After conducting discovery and taking depositions, Messrs. Hassell and Bassan filed a motion for summary judgment arguing that Plaintiff had failed to support his claims with expert testimony about the proper standard of care for safely maintaining a steam room. Chris and Andrew further submitted that the fitness club had neither actual nor constructive notice of the alleged condition. Plaintiff opposed the motion by citing to other mats on the market that were specifically suited for use in a steam room.

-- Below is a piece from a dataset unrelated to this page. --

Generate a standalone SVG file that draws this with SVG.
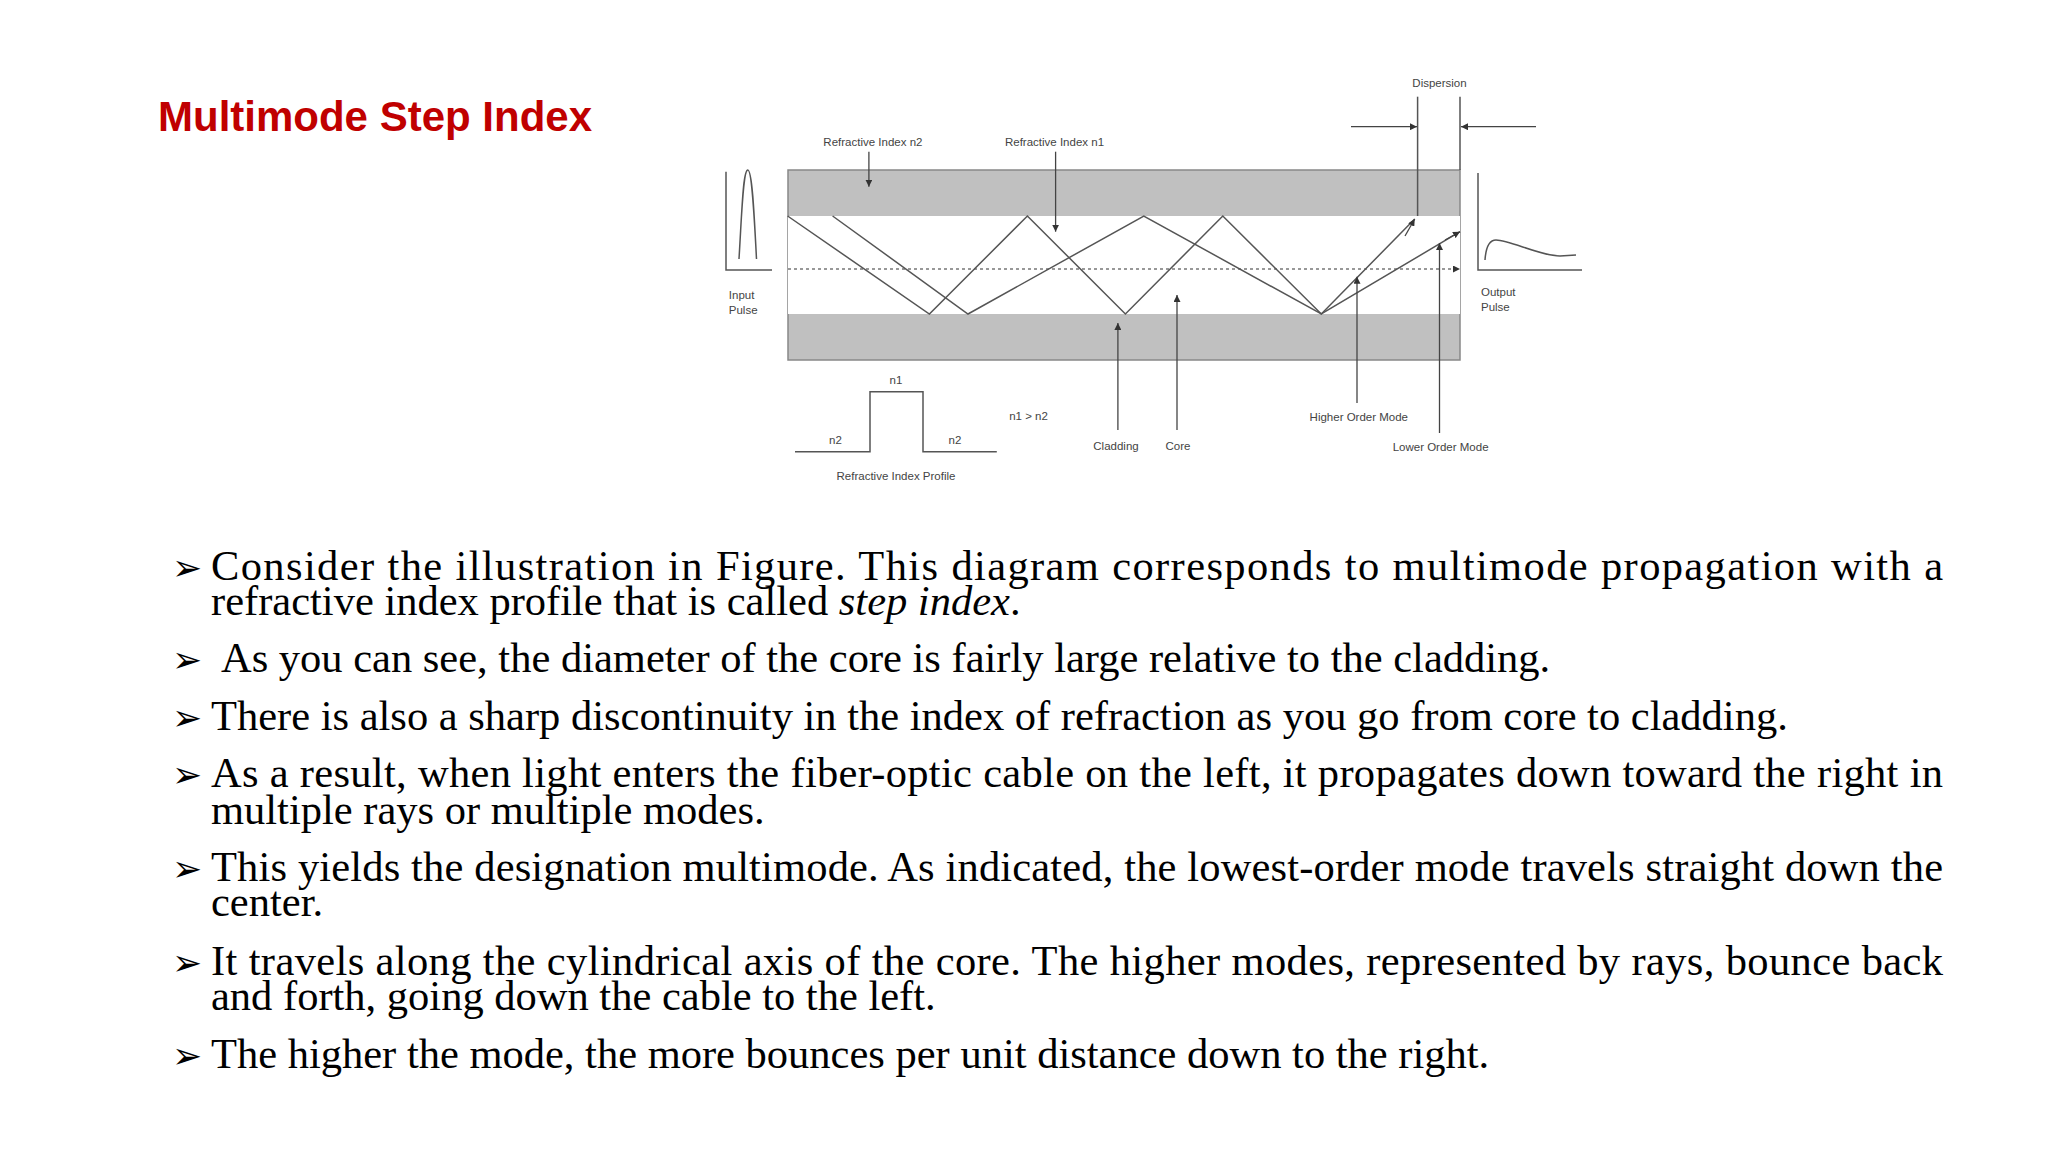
<svg xmlns="http://www.w3.org/2000/svg" width="2048" height="1152" viewBox="0 0 2048 1152">
<defs>
<marker id="ah" viewBox="0 0 10 10" refX="10" refY="5" markerWidth="7" markerHeight="7" markerUnits="userSpaceOnUse" orient="auto"><path d="M0,0 L10,5 L0,10 z" fill="#333"/></marker>
<style>
.lab{font-family:"Liberation Sans",Arial,sans-serif;font-size:11.5px;fill:#444;text-anchor:middle}
.lab2{font-family:"Liberation Sans",Arial,sans-serif;font-size:11.5px;fill:#444}
.ln{stroke:#555;stroke-width:1.5;fill:none}
.ar{stroke:#444;stroke-width:1.3;fill:none;marker-end:url(#ah)}
.body{font-family:"Liberation Serif","Times New Roman",serif;font-size:42.5px;fill:#000}
.bul{font-family:"DejaVu Sans",sans-serif;font-size:36px;font-weight:bold;fill:#000}
</style>
</defs>
<rect width="2048" height="1152" fill="#fff"/>
<text id="title" x="158" y="131" font-family="Liberation Sans,Arial,sans-serif" font-weight="bold" font-size="42" fill="#c00000">Multimode Step Index</text>
<g id="fiber">
<rect x="788" y="170" width="672" height="190" fill="#c0c0c0" stroke="#888" stroke-width="1.5"/>
<rect x="788" y="216" width="672" height="98" fill="#fff"/>
<line x1="788" y1="269" x2="1460" y2="269" stroke="#777" stroke-width="1.5" stroke-dasharray="3,3" marker-end="url(#ah)"/>
</g>
<g id="rays">
<polyline class="ln" points="787.6,216 929.4,314 1027.4,216 1125.4,314 1222.8,216 1321.3,314 1414.7,219"/>
<polyline class="ln" points="832.6,216 968,314 1143.8,216 1321.3,314 1460,231.7"/>
<line class="ar" x1="1405" y1="236" x2="1414.7" y2="219"/>
<line class="ar" x1="1445" y1="240" x2="1460" y2="231.7"/>
</g>
<g id="connectors">
<line class="ar" x1="868.9" y1="151.7" x2="868.9" y2="186.7"/>
<line class="ar" x1="1055.6" y1="151.7" x2="1055.6" y2="231.7"/>
<line class="ln" x1="1417.6" y1="96.7" x2="1417.6" y2="216"/>
<line class="ln" x1="1460" y1="96.7" x2="1460" y2="170"/>
<line class="ar" x1="1351" y1="126.7" x2="1417" y2="126.7"/>
<line class="ar" x1="1536" y1="126.7" x2="1461" y2="126.7"/>
<line class="ar" x1="1117.9" y1="430" x2="1117.9" y2="323"/>
<line class="ar" x1="1177" y1="430" x2="1177" y2="295"/>
<line class="ar" x1="1357" y1="403" x2="1357" y2="276.7"/>
<line class="ar" x1="1439.5" y1="433" x2="1439.5" y2="243"/>
</g>
<g id="input-pulse">
<polyline class="ln" points="726,171.7 726,270 772,270"/>
<path class="ln" d="M739,259 C742,210 743,170 747.8,170 C752,170 754,210 756.5,259"/>
<text class="lab2" x="728.8" y="299">Input</text>
<text class="lab2" x="728.8" y="314">Pulse</text>
</g>
<g id="output-pulse">
<polyline class="ln" points="1478,173 1478,270 1582,270"/>
<path class="ln" d="M1485,260 C1486,245 1490,240 1496,240 C1510,240 1540,256 1560,256 L1576,255"/>
<text class="lab2" x="1481" y="296">Output</text>
<text class="lab2" x="1481" y="311">Pulse</text>
</g>
<g id="profile">
<polyline class="ln" points="795,451.7 870,451.7 870,391.7 923,391.7 923,451.7 996.8,451.7"/>
<text class="lab" x="896" y="384">n1</text>
<text class="lab" x="835.4" y="444">n2</text>
<text class="lab" x="955" y="444">n2</text>
<text class="lab" x="896" y="480">Refractive Index Profile</text>
<text class="lab" x="1028.5" y="420">n1 &gt; n2</text>
</g>
<g id="labels">
<text class="lab" x="1439.5" y="87">Dispersion</text>
<text class="lab" x="872.9" y="146">Refractive Index n2</text>
<text class="lab" x="1054.5" y="146">Refractive Index n1</text>
<text class="lab" x="1116" y="450">Cladding</text>
<text class="lab" x="1178" y="450">Core</text>
<text class="lab" x="1358.8" y="421">Higher Order Mode</text>
<text class="lab" x="1440.6" y="451">Lower Order Mode</text>
</g>
<g id="bullets">
<text class="bul" x="172" y="580">➢</text>
<text class="bul" x="172" y="672">➢</text>
<text class="bul" x="172" y="730">➢</text>
<text class="bul" x="172" y="787">➢</text>
<text class="bul" x="172" y="881">➢</text>
<text class="bul" x="172" y="975">➢</text>
<text class="bul" x="172" y="1068">➢</text>
<text class="body" x="211" y="580" textLength="1732" lengthAdjust="spacing">Consider the illustration in Figure. This diagram corresponds to multimode propagation with a</text>
<text class="body" x="211" y="615">refractive index profile that is called <tspan font-style="italic">step index</tspan>.</text>
<text class="body" x="221" y="672">As you can see, the diameter of the core is fairly large relative to the cladding.</text>
<text class="body" x="211" y="730">There is also a sharp discontinuity in the index of refraction as you go from core to cladding.</text>
<text class="body" x="211" y="787" textLength="1732" lengthAdjust="spacing">As a result, when light enters the fiber-optic cable on the left, it propagates down toward the right in</text>
<text class="body" x="211" y="824">multiple rays or multiple modes.</text>
<text class="body" x="211" y="881" textLength="1732" lengthAdjust="spacing">This yields the designation multimode. As indicated, the lowest-order mode travels straight down the</text>
<text class="body" x="211" y="916">center.</text>
<text class="body" x="211" y="975" textLength="1732" lengthAdjust="spacing">It travels along the cylindrical axis of the core. The higher modes, represented by rays, bounce back</text>
<text class="body" x="211" y="1010">and forth, going down the cable to the left.</text>
<text class="body" x="211" y="1068">The higher the mode, the more bounces per unit distance down to the right.</text>
</g>
</svg>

The D.C. Superior Court granted the fitness club's motion for summary judgment, agreeing with both the expert argument and lack of notice argument. Specifically, the court noted "[Defendant] contends that expert testimony is required to establish the standard of care in this case, and that it has satisfied any applicable standard of care. Because the Court agrees with the first contention, it does not reach the second." In this regard, the Court held that " expert testimony is required to establish whether a national standard exists that prohibits use in steam rooms of the kind of mats used by Sport & Health in its steam room." Regarding notice, the Court concluded that Plaintiff failed to offer any evidence disputing the fitness club's testimony that it had received no complaints about the mats in the steam room prior to the incident. Finally, the Court agreed with the the fitness club that Plaintiff's constructive notice argument was speculative and therefore insufficient to withstand summary judgment.